The median asking price for a condo in Brickell hit $725,000 this spring, according to Miami Association of Realtors data. A 20 percent down payment on that unit is $145,000 — before closing costs, HOA fees that often exceed $1,200 a month, and the flood insurance premiums that have made South Florida ownership uniquely punishing. For a slice of the workforce earning good salaries but not generational-wealth money, an old Australian investing concept has quietly taken root along Biscayne Bay: rent-vesting.
The idea is straightforward. Instead of stretching every dollar to buy the home you actually live in, you rent in the city where you work and invest in real estate somewhere the numbers pencil out. You become a landlord in, say, Cleveland or Memphis while paying $3,400 a month for a two-bedroom in Edgewater. The logic is that your capital works harder in a cheaper market, generating rental yield and appreciation, while you keep the flexibility — and the sanity — of not being property-poor in one of America's most expensive zip codes.
This matters right now because the affordability gap in Miami has widened to a point that makes traditional homeownership a losing trade for many buyers. The Federal Reserve has held its benchmark rate above 6.5 percent through the first half of 2026, keeping 30-year mortgage rates stubbornly near 7.1 percent. At that rate on a $725,000 Brickell condo with 20 percent down, the monthly principal and interest payment alone lands around $3,870. A comparable rental in the same building can be found for $3,200 to $3,500. Owning is more expensive by several hundred dollars a month before you count a single repair.

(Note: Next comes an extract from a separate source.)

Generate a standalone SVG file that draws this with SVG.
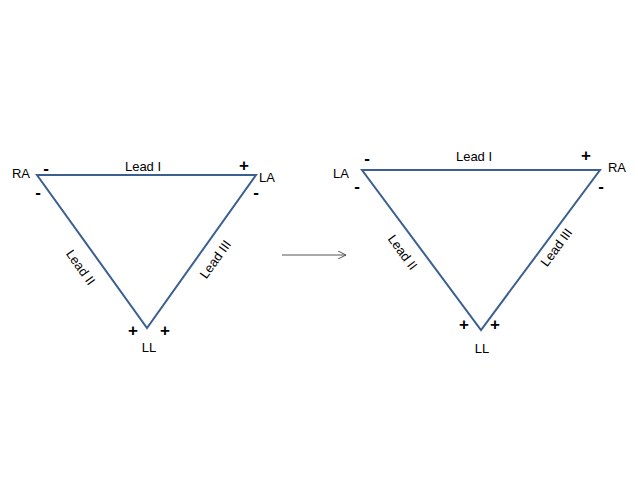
<svg xmlns="http://www.w3.org/2000/svg" width="638" height="478" viewBox="0 0 638 478">
<style>
.tri{fill:none;stroke:#3c5f92;stroke-width:2}
text{font-family:"Liberation Sans",Arial,sans-serif;font-size:13px;fill:#000;text-anchor:middle}
.s{font-size:17px;font-weight:bold}
</style>
<defs><marker id="ah" markerWidth="10" markerHeight="8" refX="8" refY="4" orient="auto" markerUnits="userSpaceOnUse"><path d="M0,0 L8,4 L0,8" fill="none" stroke="#555" stroke-width="1"/></marker></defs>
<rect width="638" height="478" fill="#fff"/>
<g id="left">
<polygon class="tri" points="37,175 256,175 147,328"/>
<text x="21" y="178">RA</text><text x="267" y="182">LA</text><text x="149" y="352">LL</text>
<text x="143" y="171">Lead I</text>
<text transform="translate(77,270) rotate(54.3)">Lead II</text>
<text transform="translate(219,262) rotate(-54.3)">Lead III</text>
<text class="s" x="46" y="174">-</text><text class="s" x="38" y="198">-</text><text class="s" x="256" y="198">-</text>
<text class="s" x="244" y="171">+</text><text class="s" x="133" y="336">+</text><text class="s" x="165" y="336">+</text>
</g>
<g id="right">
<polygon class="tri" points="362,170 600,170 481,330"/>
<text x="341" y="178">LA</text><text x="617" y="172">RA</text><text x="482" y="353">LL</text>
<text x="474" y="161">Lead I</text>
<text transform="translate(399,255) rotate(53.4)">Lead II</text>
<text transform="translate(560,250) rotate(-53.4)">Lead III</text>
<text class="s" x="367" y="164">-</text><text class="s" x="357" y="192">-</text><text class="s" x="601" y="192">-</text>
<text class="s" x="586" y="161">+</text><text class="s" x="464" y="330">+</text><text class="s" x="495" y="330">+</text>
</g>
<g id="connectors"><line x1="282" y1="255" x2="346" y2="255" stroke="#555" stroke-width="1" marker-end="url(#ah)"/></g>
</svg>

Where Miami Renters Are Buying Instead
Brokers at Fortune Christie's International Real Estate on Brickell Avenue say they have fielded a sharp increase in inquiries from clients who want to buy but not locally. The conversations tend to follow a pattern: a renter in Wynwood or the Roads neighborhood, earning $120,000 to $180,000 a year, who has accumulated $60,000 to $80,000 in savings and cannot bridge the gap to a Miami purchase but can absolutely buy a $220,000 duplex in a mid-size Sun Belt or Rust Belt city and cash-flow it from day one.
The Urban Land Institute's Miami chapter flagged rent-vesting as an emerging trend in its 2025 Emerging Trends report, noting that remote-work flexibility has decoupled where people live from where they choose to accumulate property wealth. A rent-vestor living near Coconut Grove might collect $1,600 a month in gross rent on a property they purchased for $185,000 in a lower-cost market — a gross yield close to 10 percent. That same $185,000 sitting in a Miami down payment contributes to a mortgage payment that yields the owner nothing liquid.

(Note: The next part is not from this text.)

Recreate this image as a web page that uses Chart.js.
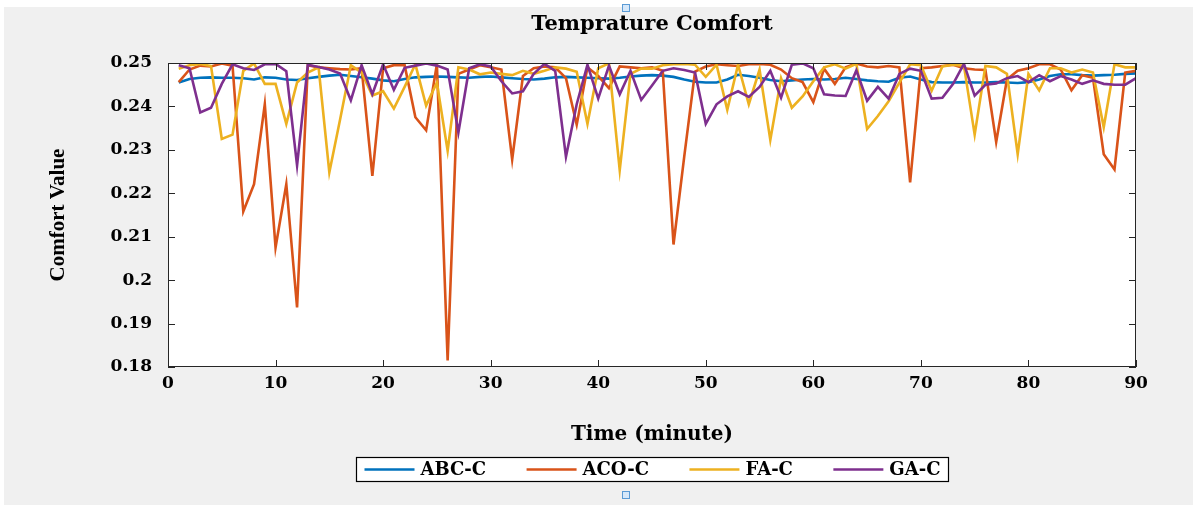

The strategy is not without friction. A Miami renter who owns property in another state must manage a landlord relationship from distance, often through a property management company that takes 8 to 10 percent of collected rent. They also forgo homestead exemption savings — which in Miami-Dade County can shield up to $50,000 of assessed value from property taxes — since their primary residence is a rental. And renters build no equity in the Edgewater or Allapattah apartment they actually sleep in each night.
How to Run the Numbers Before Committing
Financial planners affiliated with the Miami chapter of the Financial Planning Association recommend clients stress-test three scenarios before going the rent-vesting route. First, model the full cost of local ownership including insurance — Citizens Property Insurance Corporation, Florida's insurer of last resort, has continued raising rates in 2026, with coastal condo riders climbing as much as 18 percent in the past twelve months. Second, identify target markets where the price-to-rent ratio sits below 15, meaning the purchase price is less than 15 times annual rent collected. Third, budget for at least three months of vacancy reserves and a dedicated repair fund equal to 1 percent of purchase price annually.

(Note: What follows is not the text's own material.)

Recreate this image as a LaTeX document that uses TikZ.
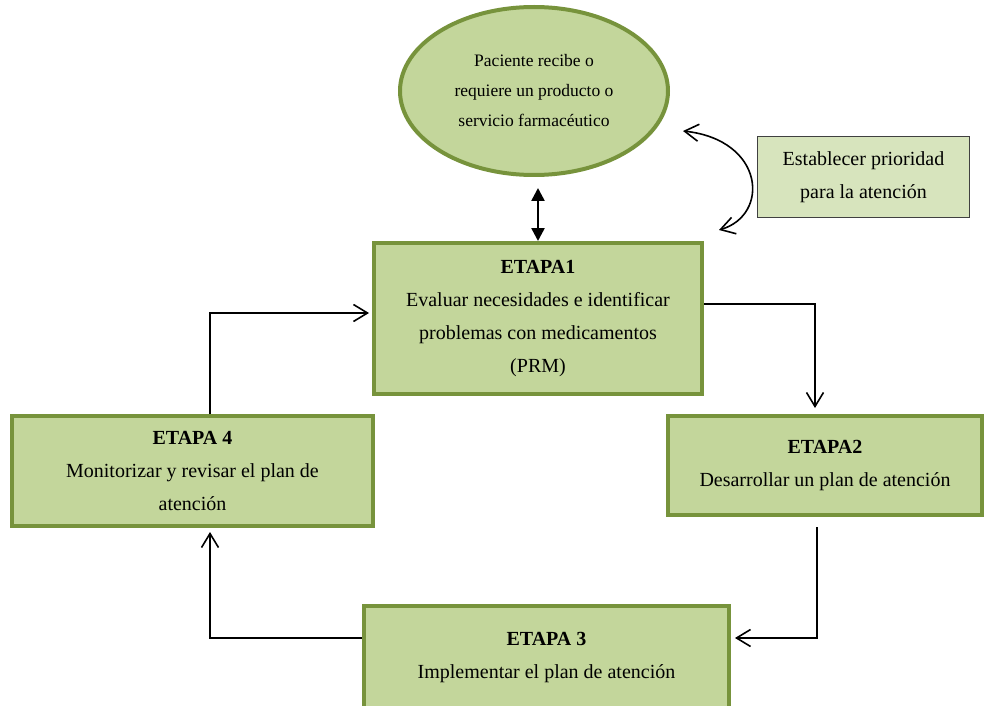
\documentclass[tikz,border=0pt]{standalone}
\usepackage{fontspec}
\setmainfont{Liberation Serif}
\usetikzlibrary{shapes.geometric, arrows.meta, positioning}
\definecolor{etapafill}{HTML}{C3D69B}
\definecolor{etapaborde}{HTML}{77933C}
\definecolor{notafill}{HTML}{D7E4BD}
\definecolor{notaborde}{HTML}{404040}

\begin{document}
\begin{tikzpicture}[x=1pt, y=-1pt,
    etapa/.style={rectangle, draw=etapaborde, fill=etapafill, line width=4pt, align=center, inner sep=2pt, font=\fontsize{20}{33}\selectfont},
    paciente/.style={ellipse, draw=etapaborde, fill=etapafill, line width=4pt, align=center, inner sep=0pt, font=\fontsize{17.5}{30}\selectfont},
    nota/.style={rectangle, draw=notaborde, fill=notafill, line width=1pt, align=center, font=\fontsize{20}{33}\selectfont},
    flecha/.style={-{Straight Barb[length=14pt,width=17pt]}, line width=1.6pt},
    curva/.style={{Straight Barb[length=14pt,width=17pt]}-{Straight Barb[length=14pt,width=17pt]}, line width=1.6pt},
    dobleflecha/.style={{Triangle[length=13pt,width=13pt]}-{Triangle[length=13pt,width=13pt]}, line width=2.5pt}
]
\useasboundingbox (0,0) rectangle (986,706);

% Paciente at top
\node[paciente, minimum width=268, minimum height=168] (paciente) at (534,91) {Paciente recibe o\\requiere un producto o\\servicio farmacéutico};
\node[nota, minimum width=212, minimum height=81] (prioridad) at (863.5,177) {Establecer prioridad\\para la atención};

% Four stages in a loop
\node[etapa, minimum width=328, minimum height=151] (etapa1) at (538,318.5) {\textbf{ETAPA1}\\Evaluar necesidades e identificar\\problemas con medicamentos\\(PRM)};
\node[etapa, minimum width=314, minimum height=99] (etapa2) at (825,465.5) {\textbf{ETAPA2}\\Desarrollar un plan de atención};
\node[etapa, minimum width=365, minimum height=104] (etapa3) at (546.5,658) {\textbf{ETAPA 3}\\Implementar el plan de atención};
\node[etapa, minimum width=361, minimum height=110] (etapa4) at (192.5,471) {\textbf{ETAPA 4}\\Monitorizar y revisar el plan de\\atención};

% Curved arrow ends
\coordinate (curvaA) at (683,131);
\coordinate (curvaB) at (719,230);

% Connections
\draw[dobleflecha, shorten <=11pt] (etapa1.north |- paciente.south) -- (etapa1.north);
\draw[curva] (curvaA) .. controls (765,140) and (770,215) .. (curvaB);
\draw[flecha, shorten >=6pt] ([yshift=14.5pt]etapa1.east) -| ([xshift=-10pt]etapa2.north);
\draw[flecha, shorten <=10pt, shorten >=4pt] ([xshift=-8pt]etapa2.south) |- ([yshift=20pt]etapa3.east);
\draw[flecha, shorten >=4pt] ([yshift=20pt]etapa3.west) -| ([xshift=17.5pt]etapa4.south);
\draw[flecha, shorten >=3pt] ([xshift=17.5pt]etapa4.north) |- ([yshift=5.5pt]etapa1.west);
\end{tikzpicture}
\end{document}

The Fourth of July holiday — with much of the East Coast gripped by triple-digit heat that canceled outdoor celebrations from Washington to Philadelphia — served as a reminder that Miami living commands a premium people keep choosing to pay. The city's population keeps growing, rental demand remains fierce in neighborhoods like Little Havana and Overtown, and prices show no structural reason to fall sharply. For the buyer who cannot outrun those prices, rent-vesting offers an entry into real estate ownership without demanding they do it here, on terms Miami is no longer willing to negotiate.